Verbs are nice, because they communicate what a function does to an argument. In comparison, adjectives such as owned are not as clear.

We also have borrowed, which we can rename to borrow, thus ensuring that all of our conventions are verbs. We could consider renaming this to read instead (as a soft keyword). But we might not actually need a keyword at all, since this is now the default convention for both def and fn.

In summary, a function will either:

  • init an argument
  • borrow or read an argument
  • mut or mutate an argument
  • consume an argument

These are just suggestions. Various synonyms of these words might also work well. Regardless, we should postpone any final decisions until argument conventions and lifetimes have fully settled.

If we repaint the earlier example with the new keywords, we get:

## Proposed
struct MyInt:
   fn __init__(init self, value: Int): ...

   fn __add__(borrow self, rhs: MyInt) -> MyInt: ...

   fn __iadd__(mut self, rhs: MyInt): ...

   fn __del__(consume self): ...

On top of this, we would have ref, which would be used whenever you need to associate an argument or a result with an explicit lifetime.

Note that argument conventions are not types - they are modifiers to the behavior of arguments that are local to the function declaration syntax.

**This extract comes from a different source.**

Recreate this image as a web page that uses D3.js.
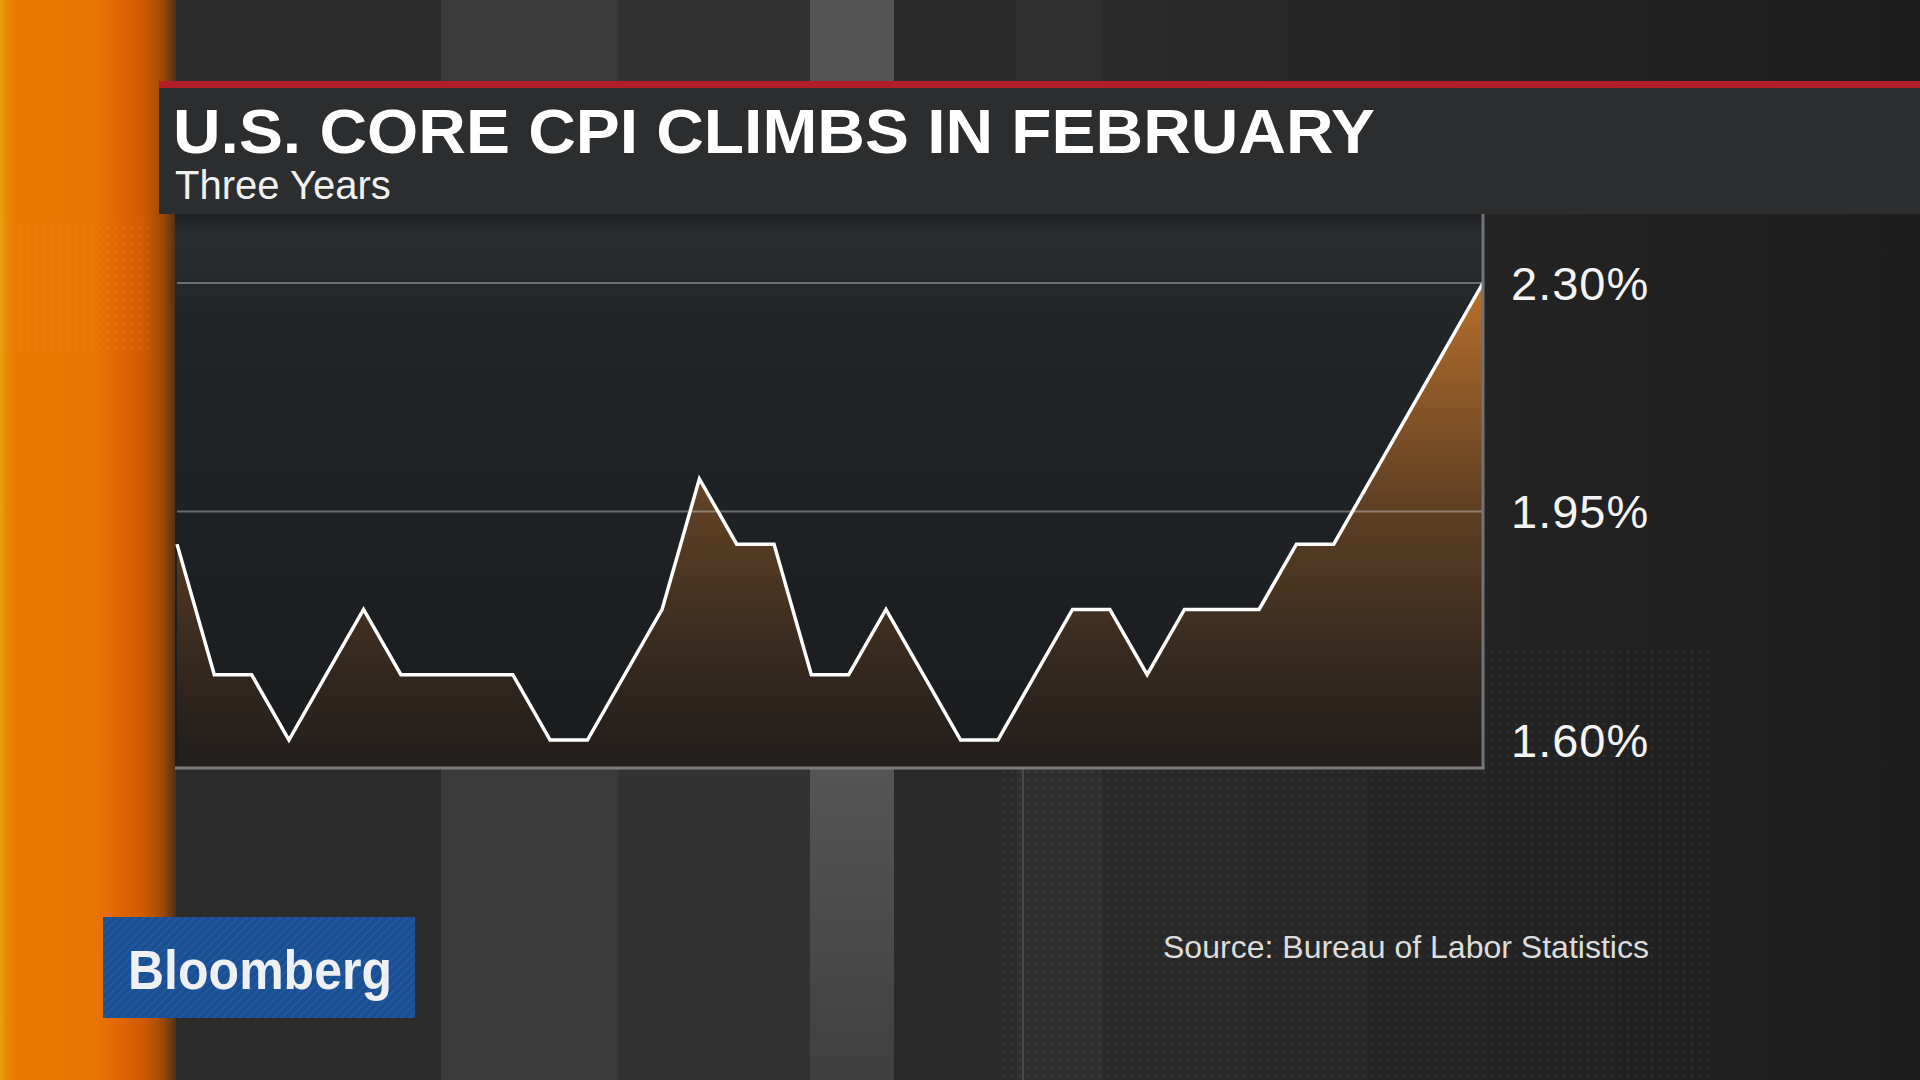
<!DOCTYPE html>
<html>
<head>
<meta charset="utf-8">
<script src="https://cdn.jsdelivr.net/npm/d3@7"></script>
<style>
  html, body { margin: 0; padding: 0; background: #262626; }
  svg { display: block; }
</style>
</head>
<body>
<svg id="stage" width="1920" height="1080"></svg>
<script>
// core CPI, year over year, Mar 2013 .. Feb 2016
const months = d3.range(36);
const cpi = [1.9, 1.7, 1.7, 1.6, 1.7, 1.8, 1.7, 1.7, 1.7, 1.7, 1.6, 1.6,
             1.7, 1.8, 2.0, 1.9, 1.9, 1.7, 1.7, 1.8, 1.7, 1.6, 1.6, 1.7,
             1.8, 1.8, 1.7, 1.8, 1.8, 1.8, 1.9, 1.9, 2.0, 2.1, 2.2, 2.3];
const tickVals = [1.60, 1.95, 2.30];
const gridVals = [1.95, 2.30];

const title = 'U.S. CORE CPI CLIMBS IN FEBRUARY';
const subtitle = 'Three Years';
const source = 'Source: Bureau of Labor Statistics';

const svg = d3.select('#stage');
const defs = svg.append('defs');

// plot box
const plotL = 177, plotR = 1483, plotT = 214, plotB = 768;

const x = d3.scaleLinear().domain([0, months.length - 1]).range([plotL, plotR]);
const y = d3.scaleLinear().domain([1.60, 2.30]).range([740, 283]);

// ---- background ----
const bg = defs.append('linearGradient').attr('id', 'bgFade').attr('x1', 0).attr('x2', 1);
bg.append('stop').attr('offset', 0).attr('stop-color', '#2d2d2d');
bg.append('stop').attr('offset', 0.6).attr('stop-color', '#292929');
bg.append('stop').attr('offset', 1).attr('stop-color', '#1d1d1d');
svg.append('rect').attr('width', 1920).attr('height', 1080).attr('fill', 'url(#bgFade)');

// vertical studio bands
const bands = [
  {x0: 441, x1: 618, c: '#3a3a3a'},
  {x0: 618, x1: 810, c: '#323232'},
  {x0: 810, x1: 894, c: '#555555'},
  {x0: 894, x1: 1016, c: '#2a2a2a'},
  {x0: 1016, x1: 1102, c: '#2f2f2f'}
];
const bandFade = defs.append('linearGradient').attr('id', 'bandFade').attr('x1', 0).attr('x2', 0).attr('y1', 0).attr('y2', 1);
bandFade.append('stop').attr('offset', 0).attr('stop-color', '#000').attr('stop-opacity', 0);
bandFade.append('stop').attr('offset', 1).attr('stop-color', '#000').attr('stop-opacity', 0.25);
svg.append('g').selectAll('rect').data(bands).join('rect')
  .attr('x', d => d.x0).attr('width', d => d.x1 - d.x0)
  .attr('y', 0).attr('height', 1080).attr('fill', d => d.c);
svg.append('rect').attr('x', 810).attr('width', 84).attr('y', 768).attr('height', 312).attr('fill', 'url(#bandFade)');
svg.append('rect').attr('x', 1022).attr('width', 2).attr('y', 768).attr('height', 312).attr('fill', '#4a4a4a');

// dotted texture lower right
const dots = defs.append('pattern').attr('id', 'dots').attr('width', 8).attr('height', 8)
  .attr('patternUnits', 'userSpaceOnUse');
dots.append('circle').attr('cx', 4).attr('cy', 4).attr('r', 1.3).attr('fill', 'rgba(255,255,255,0.07)');
svg.append('rect').attr('x', 998).attr('y', 649).attr('width', 712).attr('height', 431).attr('fill', 'url(#dots)');

// orange side stripe
const og = defs.append('linearGradient').attr('id', 'orange').attr('x1', 0).attr('x2', 1);
[[0, '#e6a412'], [0.035, '#e88a06'], [0.08, '#e97a03'], [0.55, '#e87504'],
 [0.68, '#e36402'], [0.82, '#d05a02'], [0.93, '#9a4808'], [1, '#4a3018']]
  .forEach(s => og.append('stop').attr('offset', s[0]).attr('stop-color', s[1]));
svg.append('rect').attr('x', 0).attr('y', 0).attr('width', 176).attr('height', 1080).attr('fill', 'url(#orange)');
svg.append('rect').attr('x', 0).attr('y', 220).attr('width', 150).attr('height', 135)
  .attr('fill', 'url(#dots)').attr('opacity', 0.9);

// ---- header ----
svg.append('rect').attr('x', 159).attr('y', 86).attr('width', 1761).attr('height', 128).attr('fill', '#2b2d2f');
svg.append('rect').attr('x', 159).attr('y', 81).attr('width', 1761).attr('height', 7).attr('fill', '#b31d2a');

svg.append('text')
  .attr('x', 173).attr('y', 153)
  .attr('font-family', 'Liberation Sans, Arial, sans-serif')
  .attr('font-weight', 'bold').attr('font-size', 63)
  .attr('fill', '#ffffff')
  .attr('textLength', 1202).attr('lengthAdjust', 'spacingAndGlyphs')
  .text(title);

svg.append('text')
  .attr('x', 175).attr('y', 199)
  .attr('font-family', 'Liberation Sans, Arial, sans-serif')
  .attr('font-size', 40)
  .attr('fill', '#f0f0f0')
  .text(subtitle);

// ---- plot ----
const pb = defs.append('linearGradient').attr('id', 'plotBg').attr('x1', 0).attr('x2', 0).attr('y1', 0).attr('y2', 1);
pb.append('stop').attr('offset', 0).attr('stop-color', '#1f2123');
pb.append('stop').attr('offset', 0.04).attr('stop-color', '#2a2d30');
pb.append('stop').attr('offset', 0.2).attr('stop-color', '#222528');
pb.append('stop').attr('offset', 1).attr('stop-color', '#1a1c1e');
svg.append('rect').attr('x', 175).attr('y', plotT).attr('width', plotR - 175).attr('height', plotB - plotT)
  .attr('fill', 'url(#plotBg)');

const ag = defs.append('linearGradient').attr('id', 'areaFill')
  .attr('gradientUnits', 'userSpaceOnUse')
  .attr('x1', 0).attr('x2', 0).attr('y1', y(2.30)).attr('y2', plotB);
ag.append('stop').attr('offset', 0).attr('stop-color', '#b86f2a');
ag.append('stop').attr('offset', 0.47).attr('stop-color', '#5d3f24');
ag.append('stop').attr('offset', 0.8).attr('stop-color', '#33271e');
ag.append('stop').attr('offset', 1).attr('stop-color', '#221e1c');

const area = d3.area()
  .x((d, i) => x(i))
  .y0(plotB)
  .y1(d => y(d));
svg.append('path').datum(cpi).attr('d', area).attr('fill', 'url(#areaFill)');

// grid
svg.append('g').selectAll('line').data(gridVals).join('line')
  .attr('x1', plotL).attr('x2', plotR)
  .attr('y1', d => y(d)).attr('y2', d => y(d))
  .attr('stroke', 'rgba(255,255,255,0.33)').attr('stroke-width', 2);

const line = d3.line().x((d, i) => x(i)).y(d => y(d));
svg.append('path').datum(cpi).attr('d', line)
  .attr('fill', 'none').attr('stroke', '#ffffff')
  .attr('stroke-width', 3.5).attr('stroke-linejoin', 'miter');

// frame lines
svg.append('line').attr('x1', plotR).attr('x2', plotR).attr('y1', plotT).attr('y2', plotB + 1)
  .attr('stroke', '#707274').attr('stroke-width', 3);
svg.append('line').attr('x1', 175).attr('x2', plotR + 1.5).attr('y1', plotB).attr('y2', plotB)
  .attr('stroke', '#7c7c7c').attr('stroke-width', 3);

// value labels on the right
const axis = d3.axisRight(y).tickValues(tickVals).tickSize(0).tickPadding(0)
  .tickFormat(d => d3.format('.2f')(d) + '%');
const ax = svg.append('g').attr('transform', 'translate(1511,0)').call(axis);
ax.select('.domain').remove();
ax.selectAll('text')
  .attr('font-family', 'Liberation Sans, Arial, sans-serif')
  .attr('font-size', 47)
  .attr('letter-spacing', 1)
  .attr('fill', '#f4f4f4')
  .attr('dy', '0.35em');

// ---- source + logo ----
svg.append('text')
  .attr('x', 1163).attr('y', 958)
  .attr('font-family', 'Liberation Sans, Arial, sans-serif')
  .attr('font-size', 32)
  .attr('fill', '#dcdcdc')
  .attr('textLength', 486).attr('lengthAdjust', 'spacingAndGlyphs')
  .text(source);

const stripes = defs.append('pattern').attr('id', 'stripes').attr('width', 6).attr('height', 6)
  .attr('patternUnits', 'userSpaceOnUse').attr('patternTransform', 'rotate(45)');
stripes.append('rect').attr('width', 6).attr('height', 6).attr('fill', '#1b4f93');
stripes.append('rect').attr('width', 2).attr('height', 6).attr('fill', '#21599f');
svg.append('rect').attr('x', 103).attr('y', 917).attr('width', 312).attr('height', 101).attr('fill', 'url(#stripes)');
svg.append('text')
  .attr('x', 128).attr('y', 989)
  .attr('font-family', 'Liberation Sans, Arial, sans-serif')
  .attr('font-weight', 'bold').attr('font-size', 55)
  .attr('fill', '#eef0f4')
  .attr('textLength', 264).attr('lengthAdjust', 'spacingAndGlyphs')
  .text('Bloomberg');
</script>
</body>
</html>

This means that all of these keywords can be soft keywords, if we want.

Terminology for the ^ sigil

Along with renaming owned to consume, it would make sense to simultaneously rename the ^ sigil, which is currently known as the "transfer operator".

The current name is problematic for two reasons:

  1. In everyday English, "transfer" and "move" are synonyms. However, "transferring" and "moving" are completely different concepts in Mojo. Appending the ^ sigil to an expression does not imply that its move constructor will be invoked. In fact, it's possible (and common) to transfer a value whose type is immovable.
  2. The ^ sigil isn't actually an operator. Or rather, it doesn't correspond to any particular operation. Instead, it is merely used to indicate that a value should be consumed, i.e. passed to a function using the consume convention. In the case of y = x^, x is (typically) passed to __moveinit__, which consumes it, and in the case of a call such as foo(x^), x is being passed to foo, which consumes it. Hence, ^ is not really an operator, it's a way of indicating and/or influencing what operation gets invoked. The chosen operation (if any) is determined by the surrounding context.

So we have problems with both the words "transfer" and "operator". To resolve this, we suggest that the ^ sigil be referred to as the "consumption sigil".

  • The word "consumption" establishes that each use of ^ is associated with a function call that uses the consume convention. As a fun bonus: the ^ symbol is usually pronounced "carrot", and carrots 🥕 are consumable. Whatever name we end up using, we should make sure that it matches the associated keyword.
  • The word "sigil" has precedent in a few languages. It's usually used to refer to a character that influences how an identifier or expression is interpreted. In the case of Mojo, we can just quote the dictionary definition:

    sigil: an inscribed symbol considered to have magical power

That's exactly what ^ is. If you inscribe an expression with ^, its value will be "magically" consumed. That's the hand-wavey definition. To provide a formal definition, you would need to talk about move constructors, copy constructors, temporary variables, etc.